The school includes Junior Kindergarten through Grade 8. Leo Baeck publishes "Baeck and Call" a bi-annual magazine that showcases the school and its community.

==School history==
The Leo Baeck Day School opened in 1974 at Toronto’s Temple Emanu-El with fewer than 40 students. Morris Sorin was the founding Director. The founding parents envisioned a school with a reputation for excellence in both general and Jewish studies, attracting liberal Jewish families, including those who had never before considered Jewish day school education. The School was supported and funded by Reform synagogues across Toronto with the vision that it would model and teach the core values of Reform Judaism. With growth and the need for more room, the School moved to Temple Sinai and then to the portable classroom facilities near York Mills Collegiate. Next, the School moved to Kenton Drive Public School – a surplus Toronto District School Board (TDSB) building.
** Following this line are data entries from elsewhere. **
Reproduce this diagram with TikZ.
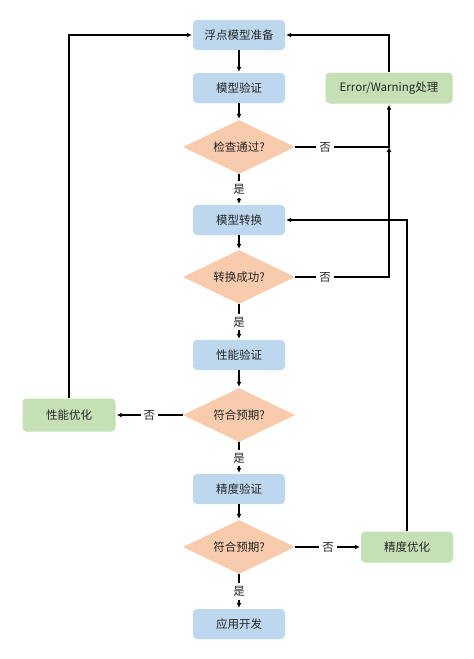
\documentclass[tikz,border=0pt]{standalone}
\usepackage{fontspec}
\setmainfont{Noto Sans CJK SC}
\usetikzlibrary{shapes.geometric,arrows.meta}
\definecolor{boxblue}{RGB}{189,215,238}
\definecolor{boxorange}{RGB}{248,203,173}
\definecolor{boxgreen}{RGB}{197,224,180}
\tikzset{
  txt/.style={font=\fontsize{11.5}{13}\selectfont,text=black!85},
  proc/.style={txt,rectangle,rounded corners=4pt,fill=boxblue,minimum width=92pt,minimum height=30pt,inner sep=2pt},
  fix/.style={txt,rectangle,rounded corners=4pt,fill=boxgreen,minimum height=31pt,inner sep=2pt},
  decide/.style={txt,diamond,fill=boxorange,aspect=2.1,minimum width=112pt,minimum height=54pt,inner sep=0pt},
  lbl/.style={txt,fill=white,inner sep=3pt},
  conn/.style={line width=1.1pt,-{Latex[length=5pt,width=5pt]},shorten >=1pt}
}
\begin{document}
\begin{tikzpicture}[x=1pt,y=-1pt]
\useasboundingbox (0,0) rectangle (474,659);
\node[proc] (a) at (239,35) {浮点模型准备};
\node[proc] (b) at (239,88) {模型验证};
\node[decide] (c) at (239,147) {检查通过?};
\node[proc] (d) at (239,220) {模型转换};
\node[decide] (e) at (239,277) {转换成功?};
\node[proc] (f) at (239,355) {性能验证};
\node[decide] (g) at (239,415) {符合预期?};
\node[proc] (h) at (239,489) {精度验证};
\node[decide] (i) at (239,547) {符合预期?};
\node[proc] (j) at (239,624) {应用开发};
\node[fix,minimum width=127pt] (err) at (389,88) {Error/Warning处理};
\node[fix,minimum width=93pt,minimum height=33pt] (perf) at (69,415) {性能优化};
\node[fix,minimum width=92pt] (prec) at (407,547) {精度优化};
\coordinate (m1) at (389,147);
\coordinate (m2) at (389,277);
\coordinate (t1) at (389,35);
\coordinate (t2) at (69,35);
\coordinate (t3) at (407,220);
% main flow
\draw[conn] (a) -- (b);
\draw[conn] (b) -- (c);
\draw[conn] (c) -- node[lbl] {是} (d);
\draw[conn] (d) -- (e);
\draw[conn] (e) -- node[lbl] {是} (f);
\draw[conn] (f) -- (g);
\draw[conn] (g) -- node[lbl] {是} (h);
\draw[conn] (h) -- (i);
\draw[conn] (i) -- node[lbl] {是} (j);
% errors
\draw[conn] (c.east) -- node[lbl,pos=0.32] {否} (m1) -- (err.south);
\draw[conn,shorten >=0pt] (e.east) -- node[lbl,pos=0.32] {否} (m2) -- (m1);
\draw[conn] (err.north) -- (t1) -- (a.east);
% performance
\draw[conn] (g.west) -- node[lbl] {否} (perf.east);
\draw[conn] (perf.north) -- (t2) -- (a.west);
% precision
\draw[conn] (i.east) -- node[lbl] {否} (prec.west);
\draw[conn] (prec.north) -- (t3) -- (d.east);
\end{tikzpicture}
\end{document}
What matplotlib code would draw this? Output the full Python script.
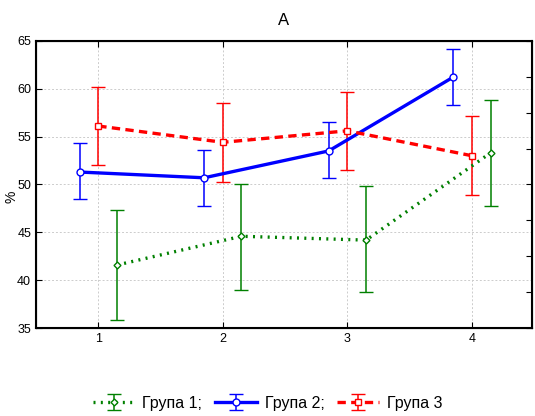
import numpy as np
import matplotlib.pyplot as plt

plt.rcParams['font.family'] = ['Liberation Sans', 'DejaVu Sans']

# data
groups = [1, 2, 3, 4]
labels = ['Група 1;', 'Група 2;', 'Група 3']

g1_mean = [41.6, 44.6, 44.2, 53.3]
g1_low = [35.9, 39.0, 38.8, 47.8]
g1_high = [47.3, 50.0, 49.8, 58.8]

g2_mean = [51.3, 50.7, 53.5, 61.2]
g2_low = [48.5, 47.8, 50.7, 58.3]
g2_high = [54.3, 53.6, 56.5, 64.1]

g3_mean = [56.1, 54.4, 55.6, 53.0]
g3_low = [52.0, 50.3, 51.5, 48.9]
g3_high = [60.2, 58.5, 59.6, 57.1]

fig = plt.figure(figsize=(5.35, 4.16), dpi=100)
ax = fig.add_axes([0.0673, 0.2108, 0.9265, 0.6914])

x = np.array(groups, dtype=float)

series = [
    (g1_mean, g1_low, g1_high, 0.15, 'green', (0, (0.6, 1.6)), 'D', 3.5),
    (g2_mean, g2_low, g2_high, -0.15, 'blue', '-', 'o', 5),
    (g3_mean, g3_low, g3_high, 0.0, 'red', (0, (2.5, 1.6)), 's', 5),
]

handles = []
for (mean, low, high, off, color, ls, mk, ms), lab in zip(series, labels):
    mean = np.array(mean)
    yerr = [mean - np.array(low), np.array(high) - mean]
    h = ax.errorbar(
        x + off, mean, yerr=yerr,
        color=color, ecolor=color, linestyle=ls, linewidth=2.4,
        elinewidth=1.1, capsize=5, capthick=1.1,
        marker=mk, markersize=ms, markerfacecolor='white',
        markeredgecolor=color, markeredgewidth=1.0,
        label=lab, zorder=3,
    )
    handles.append(h)

ax.set_xlim(0.5, 4.48)
ax.set_ylim(35, 65)
ax.set_xticks(groups)
ax.set_yticks(np.arange(35, 66, 5))
ax.grid(True, color='#cccccc', linestyle=(0, (2, 2)), linewidth=0.7)
ax.set_axisbelow(True)
ax.tick_params(direction='in', labelsize=9, length=4, top=True)
for sp in ax.spines.values():
    sp.set_linewidth(1.5)

# y label placed by hand, just under the "50" tick label
fig.text(11 / 535, 1 - 197 / 416, '%', fontsize=10, rotation=90,
         ha='center', va='center')
ax.set_title('A', fontsize=12, pad=11)

# unlabeled ticks on the right side
ax2 = ax.twinx()
ax2.set_ylim(35, 65)
ax2.set_yticks(np.linspace(35, 65, 9))
ax2.set_yticklabels([])
ax2.tick_params(direction='in', length=4)

fig.legend(
    handles=handles, labels=labels, ncol=3, frameon=False,
    loc='center', bbox_to_anchor=(0.5, 0.03), fontsize=11.5,
    handlelength=2.6, columnspacing=0.8, handletextpad=0.5,
)

fig.savefig('out.png', dpi=100)
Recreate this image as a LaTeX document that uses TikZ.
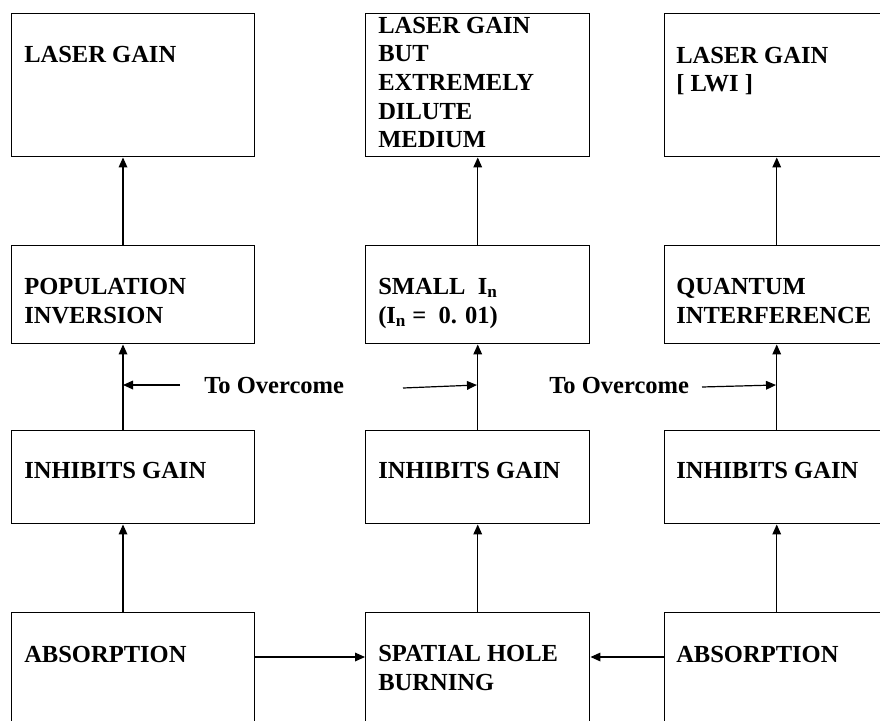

In 1994, the school found a permanent home at 36 Atkinson Avenue in Thornhill. At the time, the space was built as a centre for Reform Judaism and included facilities for CCRJ and community mikvah (still in use) in addition to the day school. The North Campus moved further north to Jewish Community Centre at Rutherford and Bathurst due to dwindling enrolment. Eventually the North Campus closed in 2018 with remaining students either moving to other local schools or being bussed to the Toronto campus.

The South Campus opened in 1992 at the Holy Blossom Temple, with fewer than 20 students. Steady growth of the South Campus over an 11-year period created the need for an independent facility and in the fall of 2012, the school moved into the newly renovated facility that was formerly the Arlington Middle School. A year before, Leo Baeck purchased the building when it became surplus by the Toronto District School Board. The move brought enrolment from 360 to 455 in one year, including three new Junior Kindergarten classes, extra Senior Kindergarten and an additional Grade 1 class.

===New direction===
In January 2011, the school was accepted as an official International Baccalaureate school for the Middle School years. The introduction of This transition to becoming an IB School culminated with the school being accepted as into IB's Primary Years Programme.
Since the initiation of the International Baccalaureate Program, the school has taken a more progressive approach to learning, including the introduction of technology in the curriculum. That consists of the installation of a SMARTBoard in every classroom, hard-wired and mobile computer labs used by all grades - including dedicated one-to-one Chrome OS devices for students from grade 3 to 5, iPads for students from Kindergarten through Grade 2, use of web-based technology to enable cross-campus planning and collaboration, and the development of a new IB-based Middle School Technology course that was implemented in 2010-2011. In 2017, the school achieved accreditation as a Canadian Accredited Independent School (CAIS). The CAIS seal denotes commitment to going above and beyond in delivering an effective and impactful education by evaluating every aspect of the school’s operations.

New North campus and closing of North campus

In November 2016, the school announced that its North Campus would move locations to the Kimel Family Education Centre, to share space with TanenbaumCHAT before the 2017-18 year. This was an attempt to increase both schools' declining enrolment. Instead, the move brought down enrolment from an already small 210 to 140. In result, the school shut down the next year. The building has now been changed to the Kayla's Children Centre, a school specializing in children with disabilities.